_Given instruction:_
Your task is to retype the lines from the opening of the material through the line that includes "import * as d3 from 'd3';". Do not copy the pictures.

Charts and diagrams as code
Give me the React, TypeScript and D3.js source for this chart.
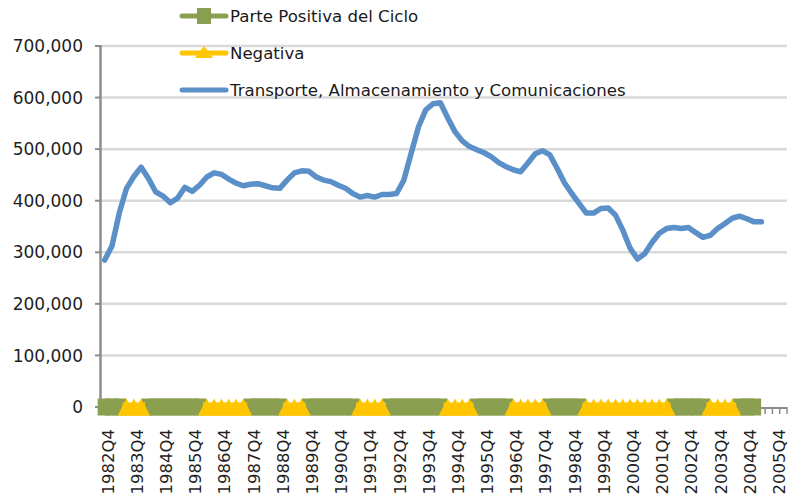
import React, { useEffect, useRef } from 'react';
import * as d3 from 'd3';

// quarters on the category axis: 1982Q4 ... 2006Q1
const startYear = 1982;
const quarterCount = 94;
const categories: string[] = [];
for (let i = 0; i < quarterCount; i++) {
    const q = (3 + i) % 4 + 1;
    const y = startYear + Math.floor((3 + i) / 4);
    categories.push(y + 'Q' + q);
}

const xTickLabels = [
    '1982Q4', '1983Q4', '1984Q4', '1985Q4', '1986Q4', '1987Q4', '1988Q4', '1989Q4',
    '1990Q4', '1991Q4', '1992Q4', '1993Q4', '1994Q4', '1995Q4', '1996Q4', '1997Q4',
    '1998Q4', '1999Q4', '2000Q4', '2001Q4', '2002Q4', '2003Q4', '2004Q4', '2005Q4'
];

const yTicks = [0, 100000, 200000, 300000, 400000, 500000, 600000, 700000];

// Transporte, Almacenamiento y Comunicaciones (thousands)
const transporte = [
    285, 312, 376, 424, 447, 465, 443, 417, 409, 396,
    405, 426, 418, 430, 446, 454, 451, 442, 434, 429,
    432, 433, 429, 425, 424, 440, 454, 458, 457, 446,
    440, 437, 430, 424, 414, 407, 410, 407, 412, 412,
    414, 440, 492, 543, 576, 588, 590, 561, 534, 516,
    505, 499, 493, 485, 474, 466, 460, 456, 473, 491,
    497, 489, 463, 435, 414, 395, 376, 376, 385, 386,
    372, 343, 308, 287, 297, 319, 337, 346, 348, 346,
    348, 338, 329, 333, 346, 356, 366, 370, 365, 359,
    359
].map(function(v) { return v * 1000; });

// phase of the cycle per quarter: P = parte positiva, N = negativa
const fase = [
    'P', 'P', 'P', 'N', 'N', 'N', 'P', 'P', 'P', 'P',
    'P', 'P', 'P', 'P', 'N', 'N', 'N', 'N', 'N', 'N',
    'P', 'P', 'P', 'P', 'P', 'N', 'N', 'N', 'P', 'P',
    'P', 'P', 'P', 'P', 'P', 'N', 'N', 'N', 'N', 'P',
    'P', 'P', 'P', 'P', 'P', 'P', 'P', 'N', 'N', 'N',
    'N', 'P', 'P', 'P', 'P', 'P', 'N', 'N', 'N', 'N',
    'N', 'P', 'P', 'P', 'P', 'P', 'N', 'N', 'N', 'N',
    'N', 'N', 'N', 'N', 'N', 'N', 'N', 'N', 'P', 'P',
    'P', 'P', 'P', 'N', 'N', 'N', 'N', 'P', 'P', 'P'
];

const legendLabels = ['Parte Positiva del Ciclo', 'Negativa', 'Transporte, Almacenamiento y Comunicaciones'];

const green = '#8a9f4f';
const yellow = '#ffc600';
const blue = '#5b8fc8';
const font = '"DejaVu Sans", Verdana, sans-serif';

function Chart() {
    const ref = useRef<SVGSVGElement>(null);

    useEffect(() => {
        const svg = d3.select(ref.current);
        svg.selectAll('*').remove();

        const left = 101, right = 787, top = 46, bottom = 407;

        const x = d3.scaleBand<string>().domain(categories).range([left, right]).padding(0);
        const y = d3.scaleLinear().domain([0, 700000]).range([bottom, top]);
        const bw = x.bandwidth();
        const cx = function(i: number) { return (x(categories[i]) as number) + bw / 2; };

        // gridlines
        svg.append('g').selectAll('line')
            .data(yTicks.filter(function(d) { return d > 0; }))
            .enter().append('line')
            .attr('x1', left).attr('x2', right)
            .attr('y1', function(d) { return y(d); }).attr('y2', function(d) { return y(d); })
            .attr('stroke', '#d9d9d9').attr('stroke-width', 2.5);

        // y axis
        const yAxis = svg.append('g');
        yAxis.append('line')
            .attr('x1', left - 0.5).attr('x2', left - 0.5)
            .attr('y1', top - 1).attr('y2', bottom)
            .attr('stroke', '#8c8c8c').attr('stroke-width', 2.5);
        yAxis.selectAll('line.tick')
            .data(yTicks).enter().append('line')
            .attr('class', 'tick')
            .attr('x1', left - 6).attr('x2', left)
            .attr('y1', function(d) { return y(d); }).attr('y2', function(d) { return y(d); })
            .attr('stroke', '#8c8c8c').attr('stroke-width', 2);
        yAxis.selectAll('text')
            .data(yTicks).enter().append('text')
            .attr('x', 83)
            .attr('y', function(d) { return y(d); })
            .attr('dy', '0.36em')
            .attr('text-anchor', 'end')
            .style('font-family', font).style('font-size', '17px')
            .style('fill', '#1e1e1e')
            .text(function(d) { return d3.format(',')(d); });

        // x axis with a tick at every category boundary
        const xAxis = svg.append('g');
        xAxis.append('line')
            .attr('x1', left).attr('x2', right)
            .attr('y1', bottom + 1).attr('y2', bottom + 1)
            .attr('stroke', '#8c8c8c').attr('stroke-width', 2);
        xAxis.selectAll('line.tick')
            .data(categories.concat(['end'])).enter().append('line')
            .attr('class', 'tick')
            .attr('x1', function(d, i) { return left + i * bw; })
            .attr('x2', function(d, i) { return left + i * bw; })
            .attr('y1', bottom).attr('y2', bottom + 7)
            .attr('stroke', '#8c8c8c').attr('stroke-width', 1.5);
        xAxis.selectAll('text')
            .data(xTickLabels).enter().append('text')
            .attr('transform', function(d) {
                const i = categories.indexOf(d);
                return 'translate(' + (cx(i) + 3) + ',429) rotate(-90)';
            })
            .attr('dy', '0.36em')
            .attr('text-anchor', 'end')
            .style('font-family', font).style('font-size', '16.5px')
            .style('fill', '#1e1e1e')
            .text(function(d) { return d; });

        // ciclo: positive quarters as green squares on the zero line
        const band = svg.append('g');
        const y0 = y(0);
        band.selectAll('rect.pos')
            .data(fase.map(function(f, i) { return { f: f, i: i }; }).filter(function(d) { return d.f === 'P'; }))
            .enter().append('rect')
            .attr('class', 'pos')
            .attr('x', function(d) { return cx(d.i) - 7; })
            .attr('width', 14)
            .attr('y', y0 - 8.5).attr('height', 17)
            .attr('fill', green);

        // negative quarters: thick yellow line + triangle markers
        const neg = fase.map(function(f, i) { return { f: f, i: i }; }).filter(function(d) { return d.f === 'N'; });
        band.selectAll('rect.neg')
            .data(neg)
            .enter().append('rect')
            .attr('class', 'neg')
            .attr('x', function(d) { return cx(d.i) - bw / 2 - 0.3; })
            .attr('width', bw + 0.6)
            .attr('y', y0 - 4.5).attr('height', 13)
            .attr('fill', yellow);
        band.selectAll('path.tri')
            .data(neg)
            .enter().append('path')
            .attr('class', 'tri')
            .attr('d', function(d) {
                const c = cx(d.i);
                return 'M' + c + ',' + (y0 - 8.5) + 'L' + (c + 9) + ',' + (y0 + 8.5) + 'L' + (c - 9) + ',' + (y0 + 8.5) + 'Z';
            })
            .attr('fill', yellow);

        // line series
        const line = d3.line<number>()
            .x(function(d, i) { return cx(i); })
            .y(function(d) { return y(d); });
        svg.append('path')
            .datum(transporte)
            .attr('d', line)
            .attr('fill', 'none')
            .attr('stroke', blue)
            .attr('stroke-width', 5.5)
            .attr('stroke-linejoin', 'round')
            .attr('stroke-linecap', 'round');

        // legend
        const legendY = [16, 53, 90];
        const legend = svg.append('g');
        const colors = [green, yellow, blue];
        legendLabels.forEach(function(label, i) {
            const g = legend.append('g').attr('transform', 'translate(0,' + legendY[i] + ')');
            g.append('line')
                .attr('x1', 182).attr('x2', 226)
                .attr('y1', 0).attr('y2', 0)
                .attr('stroke', colors[i]).attr('stroke-width', 5)
                .attr('stroke-linecap', 'round');
            if (i === 0) {
                g.append('rect').attr('x', 197).attr('y', -8).attr('width', 14).attr('height', 16).attr('fill', green);
            }
            if (i === 1) {
                g.append('path').attr('d', 'M204,-7L213,5L195,5Z').attr('fill', yellow);
            }
            g.append('text')
                .attr('x', 230).attr('y', 0).attr('dy', '0.36em')
                .style('font-family', font).style('font-size', '16.6px')
                .style('fill', '#1a1a1a')
                .text(label);
        });
    }, []);

    return <svg ref={ref} width={788} height={500} style={{ display: 'block', background: '#fff' }}></svg>;
}

export default function App() {
    return (
        <div style={{ position: 'absolute', left: 0, top: 0 }}>
            <Chart />
        </div>
    );
}
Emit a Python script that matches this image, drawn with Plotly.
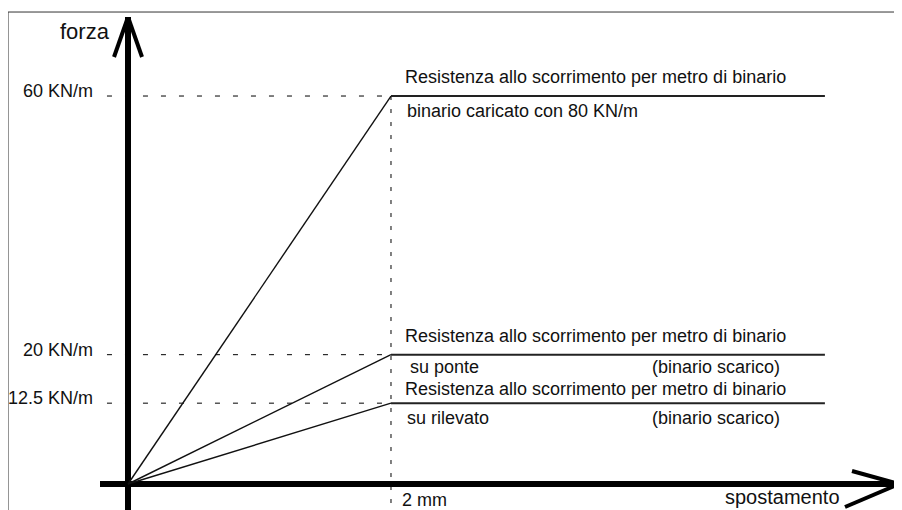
import plotly.graph_objects as go

# resistenza allo scorrimento (KN/m) in funzione dello spostamento (mm)
livelli = [60, 20, 12.5]
etichette_livelli = ["60 KN/m", "20 KN/m", "12.5 KN/m"]
spost_limite = 2        # mm, fine del tratto elastico
spost_fine = 5.3        # mm, fine del tratto disegnato
titoli = ["Resistenza allo scorrimento per metro di binario"] * 3
note_sx = ["binario caricato con 80 KN/m", "su ponte", "su rilevato"]
note_dx = ["", "(binario scarico)", "(binario scarico)"]

X_RANGE = [-0.213, 5.833]
Y_RANGE = [-4.02, 72.22]
FONT = "Arial, Liberation Sans, sans-serif"

fig = go.Figure()

# linee di richiamo tratteggiate
for liv in livelli:
    fig.add_trace(go.Scatter(x=[-0.16, spost_limite], y=[liv, liv], mode="lines",
                             line=dict(color="black", width=1, dash="5px,13px"), hoverinfo="skip"))
fig.add_trace(go.Scatter(x=[spost_limite, spost_limite], y=[max(livelli), Y_RANGE[0]], mode="lines",
                         line=dict(color="black", width=1, dash="4px,9px"), hoverinfo="skip"))

# leggi bilineari
for liv in livelli:
    fig.add_trace(go.Scatter(x=[0, spost_limite], y=[0, liv], mode="lines",
                             line=dict(color="#111111", width=1.4)))
    fig.add_trace(go.Scatter(x=[spost_limite, spost_fine], y=[liv, liv], mode="lines",
                             line=dict(color="#222222", width=2)))

ann = []
def testo(text, x, y, xanchor="left", xshift=0, yshift=0, size=18, xref="x", yref="y"):
    ann.append(dict(text=text, x=x, y=y, xref=xref, yref=yref, xanchor=xanchor, yanchor="middle",
                    xshift=xshift, yshift=yshift, showarrow=False,
                    font=dict(family=FONT, size=size, color="#111111")))

sopra = [19, 19, 14]
sotto = [-15, -12, -15]
for i, liv in enumerate(livelli):
    testo(etichette_livelli[i], 0, liv, "right", -33, 5)
    testo(titoli[i], spost_limite, liv, "left", 12, sopra[i])
    testo(note_sx[i], spost_limite, liv, "left", 14 if i != 1 else 17, sotto[i])
    if note_dx[i]:
        testo(note_dx[i], spost_fine, liv, "right", -43, sotto[i])

testo("forza", 0, 1, "right", -16, -14, size=22, yref="paper")
testo("spostamento", 1, 0, "right", -53, -13, size=20, xref="paper")
testo("2 mm", spost_limite, 0, "left", 9, -16)

# frecce degli assi e cornice
freccia = dict(color="black", width=4)
shapes = [
    dict(type="line", xref="x", yref="y", xsizemode="pixel", ysizemode="pixel",
         xanchor=0, yanchor=Y_RANGE[1], x0=-14, y0=-40, x1=0, y1=0, line=freccia),
    dict(type="line", xref="x", yref="y", xsizemode="pixel", ysizemode="pixel",
         xanchor=0, yanchor=Y_RANGE[1], x0=14, y0=-40, x1=0, y1=0, line=freccia),
    dict(type="line", xref="x", yref="y", xsizemode="pixel", ysizemode="pixel",
         xanchor=X_RANGE[1], yanchor=0, x0=-43, y0=13, x1=4, y1=0, line=freccia),
    dict(type="line", xref="x", yref="y", xsizemode="pixel", ysizemode="pixel",
         xanchor=X_RANGE[1], yanchor=0, x0=-50, y0=-23, x1=4, y1=0, line=freccia),
    dict(type="line", xref="paper", yref="paper", x0=-0.1157, x1=1.02, y0=1.0101, y1=1.0101,
         line=dict(color="#333333", width=1)),
    dict(type="line", xref="paper", yref="paper", x0=-0.1157, x1=-0.1157, y0=-0.01, y1=1.0101,
         line=dict(color="#333333", width=1)),
]

# la pagina ha 8px di margine: la figura viene spostata di conseguenza
asse = dict(showgrid=False, showticklabels=False, ticks="", showline=False,
            zeroline=True, zerolinecolor="black", zerolinewidth=6, fixedrange=True)
fig.update_layout(
    width=902, height=510,
    margin=dict(l=92, r=15, t=9, b=8),
    paper_bgcolor="white", plot_bgcolor="white",
    showlegend=False,
    xaxis=dict(range=X_RANGE, **asse),
    yaxis=dict(range=Y_RANGE, **asse),
    annotations=ann,
    shapes=shapes,
)

fig.write_html("out.html")
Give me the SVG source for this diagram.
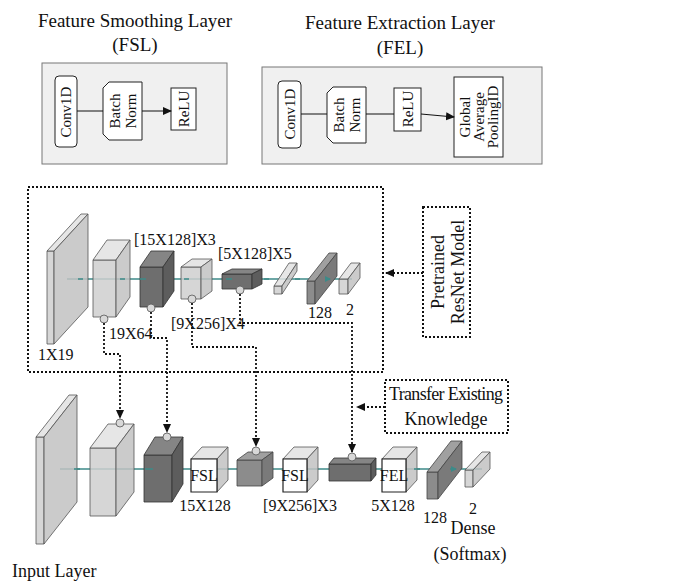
<svg xmlns="http://www.w3.org/2000/svg" width="676" height="582" viewBox="0 0 676 582">
<style>
text{font-family:"Liberation Serif","Times New Roman",serif;fill:#111}
.t{font-size:19px}.l{font-size:14px}.b{font-size:18px}.p{font-size:15px}.c{font-size:16px}
.panel{fill:#f0f0f0;stroke:#777;stroke-width:1}
.blk{fill:#fff;stroke:#222;stroke-width:1}
.lg path{fill:#d2d2d2;fill-opacity:.85;stroke:#555;stroke-width:.8}
.lg path.f{fill:#cfcfcf}.lg path.s{fill:#c2c2c2}.lg path.tp{fill:#e2e2e2}
.dk path{fill:#6e6e6e;stroke:#333;stroke-width:.8}
.dk path.tp{fill:#858585}.dk path.s{fill:#5d5d5d}
.md path{fill:#8c8c8c;stroke:#444;stroke-width:.8}
.md path.tp{fill:#a0a0a0}.md path.s{fill:#7a7a7a}
.wh path.f{fill:#fff;fill-opacity:1;stroke:#222;stroke-width:1.2}
.dot{fill:none;stroke:#111;stroke-width:2;stroke-dasharray:2 2}
.cn{fill:none;stroke:#111;stroke-width:1.8;stroke-dasharray:2 2}
.teal{stroke:#3d8a88;stroke-width:1.5}
.ball{fill:#d8d8d8;stroke:#555;stroke-width:.8}
</style>
<defs>
<marker id="ah" markerWidth="10" markerHeight="10" refX="8" refY="4" orient="auto" markerUnits="userSpaceOnUse"><path d="M0,0L9,4L0,8z" fill="#111"/></marker>
<marker id="ta" markerWidth="8" markerHeight="8" refX="5" refY="3" orient="auto" markerUnits="userSpaceOnUse"><path d="M0,0L6,3L0,6z" fill="#3d8a88"/></marker>
</defs>

<g id="fsl-panel">
<text class="t" x="135" y="27" text-anchor="middle">Feature Smoothing Layer</text>
<text class="t" x="135" y="51" text-anchor="middle">(FSL)</text>
<rect class="panel" x="42" y="63" width="185" height="101"/>
<rect class="blk" x="55" y="76" width="22" height="71" rx="4"/>
<text class="p" transform="translate(71,112) rotate(-90)" text-anchor="middle">Conv1D</text>
<path class="blk" d="M109,82H142V140H109L103,134V88Z"/>
<text class="p" transform="translate(120,111) rotate(-90)" text-anchor="middle">Batch</text>
<text class="p" transform="translate(136,111) rotate(-90)" text-anchor="middle">Norm</text>
<rect class="blk" x="171" y="88" width="25" height="42"/>
<text class="p" transform="translate(189,109) rotate(-90)" text-anchor="middle">ReLU</text>
<path d="M77,111H103M142,111H171" stroke="#111" fill="none" marker-end="url(#ah)"/>
</g>

<g id="fel-panel">
<text class="t" x="400" y="29" text-anchor="middle">Feature Extraction Layer</text>
<text class="t" x="400" y="54" text-anchor="middle">(FEL)</text>
<rect class="panel" x="262" y="67" width="280" height="97"/>
<rect class="blk" x="278" y="81" width="23" height="67" rx="4"/>
<text class="p" transform="translate(295,114) rotate(-90)" text-anchor="middle">Conv1D</text>
<path class="blk" d="M333,87H366V143H333L327,137V93Z"/>
<text class="p" transform="translate(344,115) rotate(-90)" text-anchor="middle">Batch</text>
<text class="p" transform="translate(360,115) rotate(-90)" text-anchor="middle">Norm</text>
<rect class="blk" x="394" y="88" width="27" height="43"/>
<text class="p" transform="translate(413,109) rotate(-90)" text-anchor="middle">ReLU</text>
<rect class="blk" x="454" y="77" width="49" height="80"/>
<text class="p" transform="translate(470,117) rotate(-90)" text-anchor="middle">Global</text>
<text class="p" transform="translate(484,117) rotate(-90)" text-anchor="middle">Average</text>
<text class="p" transform="translate(498,117) rotate(-90)" text-anchor="middle">PoolingID</text>
<path d="M301,114H327M366,114H394M421,114L454,117" stroke="#111" fill="none" marker-end="url(#ah)"/>
</g>

<g id="pretrained-box">
<rect class="dot" x="28" y="187" width="355" height="185"/>
<rect class="dot" x="423" y="207" width="47" height="130"/>
<text class="b" transform="translate(444,272) rotate(-90)" text-anchor="middle">Pretrained</text>
<text class="b" transform="translate(464,272) rotate(-90)" text-anchor="middle">ResNet Model</text>
</g>
<g id="transfer-box">
<rect class="dot" x="385" y="380" width="123" height="53"/>
<text class="b" x="446" y="400" text-anchor="middle" textLength="114">Transfer Existing</text>
<text class="b" x="446" y="425" text-anchor="middle">Knowledge</text>
</g>

<g id="top-row">
<line class="teal" x1="67" y1="279" x2="352" y2="279"/>
<g class="lg"><path class="f" d="M47,251h7v93h-7z"/><path class="tp" d="M47,251L81,214H88L54,251Z"/><path class="s" d="M54,251L88,214V307L54,344Z"/></g>
<g class="lg"><path class="f" d="M93,260h23v57h-23z"/><path class="tp" d="M93,260L107,240H130L116,260Z"/><path class="s" d="M116,260L130,240V297L116,317Z"/></g>
<g class="dk"><path class="f" d="M140,267h23v40h-23z"/><path class="tp" d="M140,267L151,251H174L163,267Z"/><path class="s" d="M163,267L174,251V291L163,307Z"/></g>
<g class="lg"><path class="f" d="M181,267h20v32h-20z"/><path class="tp" d="M181,267L192,259H212L201,267Z"/><path class="s" d="M201,267L212,259V291L201,299Z"/></g>
<g class="dk"><path class="f" d="M222,274h30v15h-30z"/><path class="tp" d="M222,274L232,269H262L252,274Z"/><path class="s" d="M252,274L262,269V284L252,289Z"/></g>
<g class="lg"><path class="f" d="M274,286h8v8h-8z"/><path class="tp" d="M274,286L289,263H297L282,286Z"/><path class="s" d="M282,286L297,263V271L282,294Z"/></g>
<g class="md"><path class="f" d="M307,281h8v23h-8z"/><path class="tp" d="M307,281L329,253H337L315,281Z"/><path class="s" d="M315,281L337,253V276L315,304Z"/></g>
<g class="lg"><path class="f" d="M339,279h9v15h-9z"/><path class="tp" d="M339,279L351,263H360L348,279Z"/><path class="s" d="M348,279L360,263V278L348,294Z"/></g>
<g class="teal" fill="none"><path d="M78,279h5M120,279h5M140,279h6M184,279h5M226,279h6M264,279h5M295,279h5M325,279h5" marker-end="url(#ta)"/></g>
<circle class="ball" cx="104" cy="319" r="4"/><circle class="ball" cx="151" cy="308" r="4"/><circle class="ball" cx="192" cy="299" r="4"/><circle class="ball" cx="240" cy="290" r="4"/>
<text class="c" x="134" y="245">[15X128]X3</text>
<text class="c" x="109" y="339">19X64</text>
<text class="c" x="171" y="329">[9X256]X4</text>
<text class="c" x="218" y="259">[5X128]X5</text>
<text class="c" x="308" y="318">128</text>
<text class="c" x="346" y="315">2</text>
<text class="c" x="38" y="360">1X19</text>
</g>

<g id="bottom-row">
<line class="teal" x1="60" y1="469" x2="482" y2="469"/>
<g class="lg"><path class="f" d="M36,437h8v107h-8z"/><path class="tp" d="M36,437L69,395H77L44,437Z"/><path class="s" d="M44,437L77,395V502L44,544Z"/></g>
<g class="lg"><path class="f" d="M90,448h26v68h-26z"/><path class="tp" d="M90,448L108,424H134L116,448Z"/><path class="s" d="M116,448L134,424V492L116,516Z"/></g>
<g class="dk"><path class="f" d="M144,455h28v47h-28z"/><path class="tp" d="M144,455L155,437H183L172,455Z"/><path class="s" d="M172,455L183,437V484L172,502Z"/></g>
<g class="lg wh"><path class="tp" d="M191,459L202,447H228L217,459Z"/><path class="s" d="M217,459L228,447V480L217,492Z"/><path class="f" d="M191,459h26v33h-26z"/></g>
<g class="md"><path class="f" d="M237,460h25v26h-25z"/><path class="tp" d="M237,460L248,452H273L262,460Z"/><path class="s" d="M262,460L273,452V478L262,486Z"/></g>
<g class="lg wh"><path class="tp" d="M283,459L294,447H318L307,459Z"/><path class="s" d="M307,459L318,447V480L307,492Z"/><path class="f" d="M283,459h24v33h-24z"/></g>
<g class="dk"><path class="f" d="M329,464h42v17h-42z"/><path class="tp" d="M329,464L334,458H376L371,464Z"/><path class="s" d="M371,464L376,458V475L371,481Z"/></g>
<g class="lg wh"><path class="tp" d="M382,459L393,447H417L406,459Z"/><path class="s" d="M406,459L417,447V480L406,492Z"/><path class="f" d="M382,459h24v33h-24z"/></g>
<g class="md"><path class="f" d="M427,472h11v27h-11z"/><path class="tp" d="M427,472L451,441H462L438,472Z"/><path class="s" d="M438,472L462,441V468L438,499Z"/></g>
<g class="lg"><path class="f" d="M465,470h8v17h-8z"/><path class="tp" d="M465,470L482,452H490L473,470Z"/><path class="s" d="M473,470L490,452V469L473,487Z"/></g>
<g class="teal" fill="none"><path d="M74,469h6M145,469h8M414,469h6M450,469h6" marker-end="url(#ta)"/></g>
<text class="c" x="204" y="481" text-anchor="middle">FSL</text>
<text class="c" x="295" y="481" text-anchor="middle">FSL</text>
<text class="c" x="394" y="481" text-anchor="middle">FEL</text>
<circle class="ball" cx="120" cy="423" r="4"/><circle class="ball" cx="167" cy="437" r="4"/><circle class="ball" cx="256" cy="451" r="4"/><circle class="ball" cx="352" cy="457" r="4"/>
<text class="c" x="205" y="511" text-anchor="middle">15X128</text>
<text class="c" x="300" y="511" text-anchor="middle">[9X256]X3</text>
<text class="c" x="393" y="511" text-anchor="middle">5X128</text>
<text class="c" x="435" y="523" text-anchor="middle">128</text>
<text class="c" x="473" y="514" text-anchor="middle">2</text>
<text class="b" x="473" y="534" text-anchor="middle">Dense</text>
<text class="b" x="470" y="560" text-anchor="middle">(Softmax)</text>
<text class="b" x="12" y="577">Input Layer</text>
</g>

<g id="connectors">
<path class="cn" d="M104,323V354H120V418" marker-end="url(#ah)"/>
<path class="cn" d="M151,312V338H167V432" marker-end="url(#ah)"/>
<path class="cn" d="M192,303V347H256V446" marker-end="url(#ah)"/>
<path class="cn" d="M240,294V323H352V452" marker-end="url(#ah)"/>
<path class="cn" d="M423,273H386" marker-end="url(#ah)"/>
<path class="cn" d="M385,407H357" marker-end="url(#ah)"/>
</g>
</svg>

_Task result:_
Give me the React, TypeScript and D3.js source for this chart.
import React, { useEffect, useRef } from 'react';
import * as d3 from 'd3';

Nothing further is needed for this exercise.